Fertility psychologist Julie Bindeman advises that, when weighing this decision, “Always make sure to get a second opinion, and thoroughly consult your doctor. It’s important to take everything into consideration, both the benefits, and the deficits. Especially for women in their 20s, who are further away from certain symptoms than those in their 40s.”
But I’d grieved the loss of time, embryos and pregnancies, and for me, there was only one choice to be made before another precious embryo transfer. One that transformed my summer into a season filled with endless, steamy moments at home. Hot flashes — which came and went as they pleased — rushed through my body like a roller coaster, pumping out heat, then ice. Random mood swings. An even more random libido.
Physical intimacy suddenly required choosing between desire and discomfort. I craved physical closeness with my husband, but when being with him made me wither in pain afterward, we decided to put a pin in our sex life during the treatment. Painful sex is a potential symptom experienced by some of the 190 million women worldwide with endometriosis. I’d never dealt with it until then. But it was also a symptom of menopause (due to dryness from a lack of estrogen) and created a dilemma that no woman of any age should have to navigate.
I’d praised myself for how easily I’d adjusted to IVF medications over the years. But a medically induced menopause was different. All the physical reactions were visceral, and the changes were swift. Luckily, I hadn’t experienced any depression, or worse. But managing my manufactured hot flashes still had its challenges.
Dr. Aimee Eyvazzadeh, a fertility specialist and reproductive endocrinologist who calls herself the “Egg Whisperer,” has said that “Surviving Leuprorelin comes down to some simple tips, like a heating pad, access to air conditioning, or fans, an acupuncturist, sleep aids if needed, and support.” She further breaks down her survival guide here.
But more important than tangible essentials are self-care and support. Though it’s less discussed, having an ally is vital — even if you only have one. Beyond a peer group, though, partner support is crucial to mental health.

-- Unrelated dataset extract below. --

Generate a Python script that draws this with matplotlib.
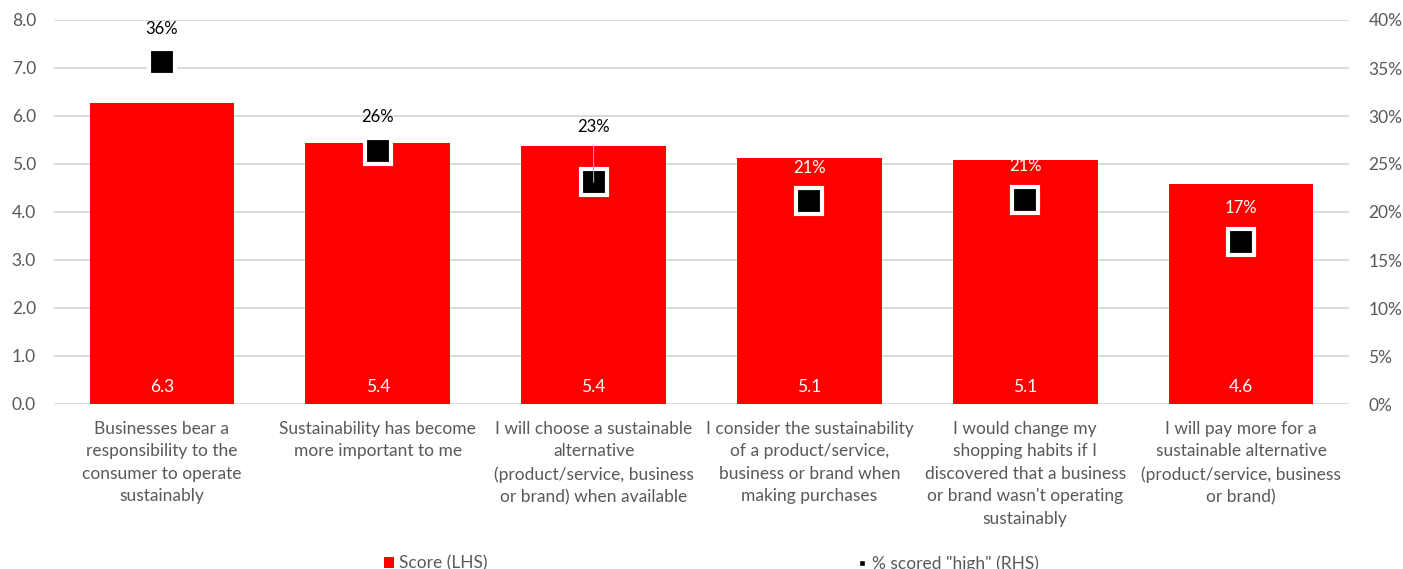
import matplotlib
matplotlib.use("Agg")
import matplotlib.pyplot as plt
import numpy as np
from matplotlib.lines import Line2D
from matplotlib.patches import Patch

plt.rcParams['font.family'] = ['Lato', 'DejaVu Sans']

categories = [
    "Businesses bear a\nresponsibility to the\nconsumer to operate\nsustainably",
    "Sustainability has become\nmore important to me",
    "I will choose a sustainable\nalternative\n(product/service, business\nor brand) when available",
    "I consider the sustainability\nof a product/service,\nbusiness or brand when\nmaking purchases",
    "I would change my\nshopping habits if I\ndiscovered that a business\nor brand wasn't operating\nsustainably",
    "I will pay more for a\nsustainable alternative\n(product/service, business\nor brand)",
]
scores = [6.27, 5.43, 5.37, 5.13, 5.08, 4.59]
pct_high = [0.356, 0.264, 0.231, 0.211, 0.213, 0.169]
left_ticks = [0, 1, 2, 3, 4, 5, 6, 7, 8]
right_ticks = [0, 0.05, 0.10, 0.15, 0.20, 0.25, 0.30, 0.35, 0.40]

RED = "#FF0000"
GRAY_TXT = "#595959"
GRID = "#D9D9D9"

fig = plt.figure(figsize=(14.03, 5.69), dpi=100)
ax = fig.add_axes([54/1403, 1-404/569, (1349-54)/1403, (404-20)/569])
x = np.arange(len(categories))

ax.bar(x, scores, width=0.67, color=RED, zorder=2)
ax.set_ylim(0, 8)
ax.set_xlim(-0.5, len(categories)-0.5)
ax.set_yticks(left_ticks)
ax.set_yticklabels([f"{v:.1f}" for v in left_ticks])
ax.yaxis.grid(True, color=GRID, lw=1.3, zorder=0)
ax.set_axisbelow(True)
for s in ax.spines.values():
    s.set_visible(False)
ax.tick_params(axis='both', length=0, colors=GRAY_TXT, labelsize=12.5)
ax.tick_params(axis='y', pad=13)
ax.set_xticks(x)
ax.set_xticklabels(categories, fontsize=12.5, color=GRAY_TXT, linespacing=1.5)
ax.tick_params(axis='x', pad=12)

for xi, v in zip(x, scores):
    ax.text(xi, 0.35, f"{v:.1f}", color="white", ha="center", va="center", fontsize=12.5, zorder=5)

ax2 = ax.twinx()
ax2.set_ylim(0, 0.4)
ax2.set_yticks(right_ticks)
ax2.set_yticklabels([f"{int(round(t*100))}%" for t in right_ticks])
for s in ax2.spines.values():
    s.set_visible(False)
ax2.tick_params(axis='y', length=0, colors=GRAY_TXT, labelsize=12.5, pad=14)
ax2.plot(x, pct_high, ls='none', marker='s', ms=19, mfc='black', mec='white', mew=3, zorder=4)

for i, (xi, p) in enumerate(zip(x, pct_high)):
    off = 40 if i == 2 else 24
    label_units = p * 20 + off / 72 * 100 / 48
    col = "white" if label_units < scores[i] else "black"
    if i == 2:
        ax2.annotate(f"{p*100:.0f}%", xy=(xi, p), xytext=(0, off), textcoords='offset points',
                     ha='center', va='center', fontsize=12, color=col, zorder=6,
                     arrowprops=dict(arrowstyle='-', color='#A6A6A6', lw=0.8, shrinkA=6, shrinkB=0))
    else:
        ax2.annotate(f"{p*100:.0f}%", xy=(xi, p), xytext=(0, off), textcoords='offset points',
                     ha='center', va='center', fontsize=12, color=col, zorder=6)

handles = [Patch(facecolor=RED, edgecolor='none'),
           Line2D([], [], ls='none', marker='s', ms=5, mfc='black', mec='white')]
fig.legend(handles, ["Score (LHS)", '% scored "high" (RHS)'], loc='center', bbox_to_anchor=(0.507, 0.01),
           ncol=2, frameon=False, fontsize=12.5, labelcolor=GRAY_TXT, columnspacing=21.3,
           handlelength=0.6, handleheight=0.6, handletextpad=0.25)

fig.savefig("out.png", dpi=100)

That support may manifest in various ways. For me, it resembled a partner who threw on a sweatshirt when I turned up the air conditioning. As Bindeman puts it, “they don’t need to be sitting on the roller coaster with you, but they should be standing by the entrance.” My husband endured my more frequent annoyances with a higher endurance than usual. His typically strong-willed nature was replaced by a hug or a quiet understanding that these momentary storms of emotions were mostly out of my control.

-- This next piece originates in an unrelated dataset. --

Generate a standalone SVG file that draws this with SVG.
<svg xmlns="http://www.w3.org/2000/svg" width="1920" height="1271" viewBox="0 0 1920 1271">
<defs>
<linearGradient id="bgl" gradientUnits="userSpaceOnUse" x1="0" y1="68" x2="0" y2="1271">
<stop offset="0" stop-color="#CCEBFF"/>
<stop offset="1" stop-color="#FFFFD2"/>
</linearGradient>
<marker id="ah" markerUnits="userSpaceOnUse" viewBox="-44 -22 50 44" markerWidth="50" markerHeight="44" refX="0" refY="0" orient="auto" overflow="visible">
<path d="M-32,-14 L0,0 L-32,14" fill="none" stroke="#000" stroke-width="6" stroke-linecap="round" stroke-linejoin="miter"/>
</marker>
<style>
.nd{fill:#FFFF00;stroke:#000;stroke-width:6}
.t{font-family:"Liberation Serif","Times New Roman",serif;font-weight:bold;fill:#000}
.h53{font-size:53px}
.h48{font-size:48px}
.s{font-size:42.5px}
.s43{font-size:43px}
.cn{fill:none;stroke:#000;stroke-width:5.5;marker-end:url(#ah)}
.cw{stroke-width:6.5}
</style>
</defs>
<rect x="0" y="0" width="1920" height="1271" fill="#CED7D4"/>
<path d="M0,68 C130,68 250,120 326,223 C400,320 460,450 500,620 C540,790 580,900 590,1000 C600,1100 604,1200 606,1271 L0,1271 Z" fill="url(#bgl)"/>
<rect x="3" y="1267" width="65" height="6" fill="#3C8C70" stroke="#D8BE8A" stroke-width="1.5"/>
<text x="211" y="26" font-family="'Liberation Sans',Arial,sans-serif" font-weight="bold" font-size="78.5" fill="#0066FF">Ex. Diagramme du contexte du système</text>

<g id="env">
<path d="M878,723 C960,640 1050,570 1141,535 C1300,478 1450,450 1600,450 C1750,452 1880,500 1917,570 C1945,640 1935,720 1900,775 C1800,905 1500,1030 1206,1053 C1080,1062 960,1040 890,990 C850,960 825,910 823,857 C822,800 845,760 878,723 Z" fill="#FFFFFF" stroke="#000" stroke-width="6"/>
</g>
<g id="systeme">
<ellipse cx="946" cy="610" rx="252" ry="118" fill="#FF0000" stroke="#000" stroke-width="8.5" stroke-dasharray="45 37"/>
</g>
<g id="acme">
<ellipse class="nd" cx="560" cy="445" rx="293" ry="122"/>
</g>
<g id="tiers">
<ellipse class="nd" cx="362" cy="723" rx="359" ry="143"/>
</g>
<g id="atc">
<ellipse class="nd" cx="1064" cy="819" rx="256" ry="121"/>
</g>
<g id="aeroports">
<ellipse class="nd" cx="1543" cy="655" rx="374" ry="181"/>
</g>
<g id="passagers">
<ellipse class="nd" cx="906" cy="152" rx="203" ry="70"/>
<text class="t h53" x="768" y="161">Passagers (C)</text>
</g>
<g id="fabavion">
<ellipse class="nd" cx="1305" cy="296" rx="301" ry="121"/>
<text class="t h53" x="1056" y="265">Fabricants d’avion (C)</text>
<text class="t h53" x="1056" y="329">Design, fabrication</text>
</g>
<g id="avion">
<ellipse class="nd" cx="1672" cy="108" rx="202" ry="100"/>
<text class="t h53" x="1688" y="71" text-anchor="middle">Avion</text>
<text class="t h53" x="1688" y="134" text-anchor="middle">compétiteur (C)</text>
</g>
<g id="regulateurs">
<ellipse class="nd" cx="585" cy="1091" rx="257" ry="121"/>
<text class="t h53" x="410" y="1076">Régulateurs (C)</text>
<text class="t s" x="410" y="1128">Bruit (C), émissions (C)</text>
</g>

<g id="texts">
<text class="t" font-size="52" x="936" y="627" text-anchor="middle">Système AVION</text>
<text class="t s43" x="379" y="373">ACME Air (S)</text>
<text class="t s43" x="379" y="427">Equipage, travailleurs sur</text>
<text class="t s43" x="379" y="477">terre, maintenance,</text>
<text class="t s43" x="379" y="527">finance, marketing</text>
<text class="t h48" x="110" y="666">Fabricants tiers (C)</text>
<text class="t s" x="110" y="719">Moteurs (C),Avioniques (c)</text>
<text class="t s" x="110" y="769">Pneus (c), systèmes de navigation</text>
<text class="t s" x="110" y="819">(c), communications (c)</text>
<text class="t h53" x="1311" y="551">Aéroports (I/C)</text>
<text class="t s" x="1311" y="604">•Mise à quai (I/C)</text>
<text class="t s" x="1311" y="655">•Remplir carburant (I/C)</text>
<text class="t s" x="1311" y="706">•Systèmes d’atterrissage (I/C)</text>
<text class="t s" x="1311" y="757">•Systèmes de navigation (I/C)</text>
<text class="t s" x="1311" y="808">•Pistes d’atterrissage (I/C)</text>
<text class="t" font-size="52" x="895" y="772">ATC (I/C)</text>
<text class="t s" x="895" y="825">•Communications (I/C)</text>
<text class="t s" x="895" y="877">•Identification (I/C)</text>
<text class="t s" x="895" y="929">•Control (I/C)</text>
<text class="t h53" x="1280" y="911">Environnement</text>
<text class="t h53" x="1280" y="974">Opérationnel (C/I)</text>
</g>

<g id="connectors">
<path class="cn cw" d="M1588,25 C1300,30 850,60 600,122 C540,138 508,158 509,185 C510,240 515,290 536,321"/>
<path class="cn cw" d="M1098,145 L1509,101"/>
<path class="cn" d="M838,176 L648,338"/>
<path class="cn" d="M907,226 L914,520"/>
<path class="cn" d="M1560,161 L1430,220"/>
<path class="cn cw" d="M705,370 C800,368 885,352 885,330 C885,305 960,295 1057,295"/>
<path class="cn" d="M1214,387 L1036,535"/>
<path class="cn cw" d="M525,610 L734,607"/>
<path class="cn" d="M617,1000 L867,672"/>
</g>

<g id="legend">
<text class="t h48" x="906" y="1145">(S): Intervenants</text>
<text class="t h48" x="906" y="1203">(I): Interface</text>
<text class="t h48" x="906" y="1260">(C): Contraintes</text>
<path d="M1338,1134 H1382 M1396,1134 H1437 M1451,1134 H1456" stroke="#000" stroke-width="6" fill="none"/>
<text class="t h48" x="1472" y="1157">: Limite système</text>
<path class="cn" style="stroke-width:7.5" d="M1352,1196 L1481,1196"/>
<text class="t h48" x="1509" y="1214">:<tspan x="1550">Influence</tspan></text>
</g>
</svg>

I didn’t feel like myself this past summer, but I have gained insight — not just into the importance of layers or hydration — but something deeper. For the first time ever, I stopped trying to achieve a “summer body” (whatever the hell that means) and somehow found acceptance within a new, evolving one. I’d spent so much time during fertility treatments in anxious suspense, but for once, I focused more on each day in front of me.
Eyvazzadeh also highlighted the importance of mindfulness. She tells fertility patients, “The journey is a marathon, not a sprint, and in this personal race, one day the finish line will be in sight.”

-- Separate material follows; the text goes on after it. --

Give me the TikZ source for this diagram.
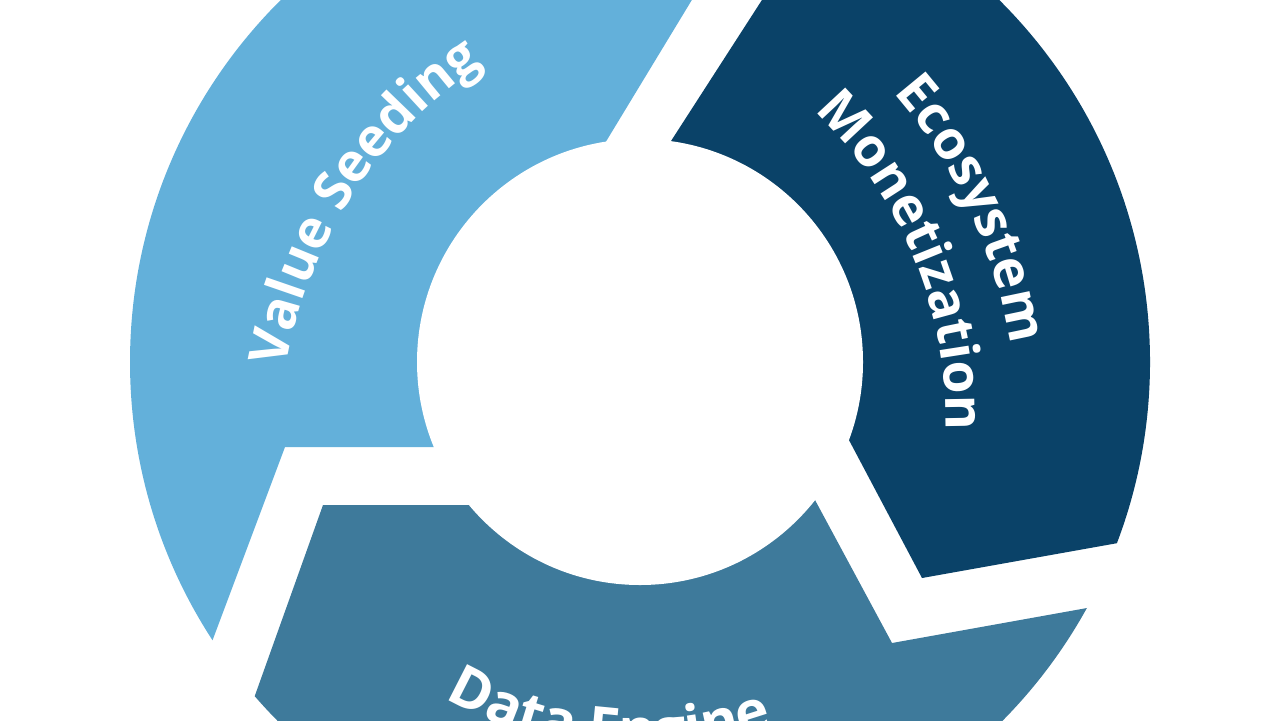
\documentclass[tikz,border=0pt]{standalone}
\usepackage{fontspec}
\setmainfont{Open Sans}
\usepackage{xcolor}
\usepackage{tikz}
\usetikzlibrary{decorations.text}

\definecolor{seedblue}{RGB}{99,176,218}
\definecolor{ecodark}{RGB}{10,66,104}
\definecolor{datamid}{RGB}{62,122,155}
\newcommand{\ringfont}{\fontsize{15.2}{18}\selectfont\bfseries}
\newcommand{\bigringfont}{\fontsize{16.2}{18}\selectfont\bfseries}

\begin{document}
\begin{tikzpicture}[
		x=0.01cm, y=0.01cm,
		arclabel/.style 2 args={
			decorate,
			decoration={text along path, text align=center, text color=white, text={|#2|#1}}
			}
		]
		\useasboundingbox (0,0) rectangle (1280,720);
		\clip (0,0) rectangle (1280,720);
		\coordinate (c) at (640,358);
		
		\begin{scope}
			\clip (c) circle (510);
			% value seeding
			\fill[seedblue] (801,900) -- (576,529) -- (c) -- (640,273) -- (285,273) -- (177,-15) -- (-100,-15) -- (-100,900) -- cycle;
			% ecosystem monetization
			\fill[ecodark] (878,900) -- (642,534) -- (c) -- (814,346) -- (850,278) -- (922,142) -- (1118,177) -- (1200,192) -- (1400,192) -- (1400,900) -- cycle;
			% data engine
			\fill[datamid] (323,215) -- (640,215) -- (777,291) -- (815,220) -- (892,77) -- (1087,112) -- (1200,132) -- (1200,-300) -- (139,-300) -- cycle;
		\end{scope}
		\fill[white] (c) circle (223);
		
		\coordinate (cv) at (733,278);
		\coordinate (ce) at (520,300);
		\path[arclabel={Value Seeding}{\ringfont}] (cv) ++(189:453) arc[start angle=189, end angle=105, radius=453];
		\path[arclabel={Ecosystem}{\ringfont}] (ce) ++(70:496) arc[start angle=70, end angle=-20, radius=496];
		\path[arclabel={Monetization}{\ringfont}] (ce) ++(67.5:426) arc[start angle=67.5, end angle=-22.5, radius=426];
		\path[arclabel={Data Engine}{\bigringfont}] (c) ++(225:388) arc[start angle=225, end angle=305, radius=388];
	\end{tikzpicture}
\end{document}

I’m grateful, and as I continue to do IVF treatments, I’m still hopeful for a successful outcome. It hasn’t been easy, but my perseverance and my faith in becoming a mother remain strong. It’s the driving force that keeps me going through every pill, protocol and hormone injection.
On the other hand, when the time for natural menopause does eventually come, I will at least be a little prepared. Most women enter this phase fairly cluelessly because it’s unfortunately still a taboo topic. But I’ll be ready because of this strange and sudden window into the future… with a set of cooling sheets.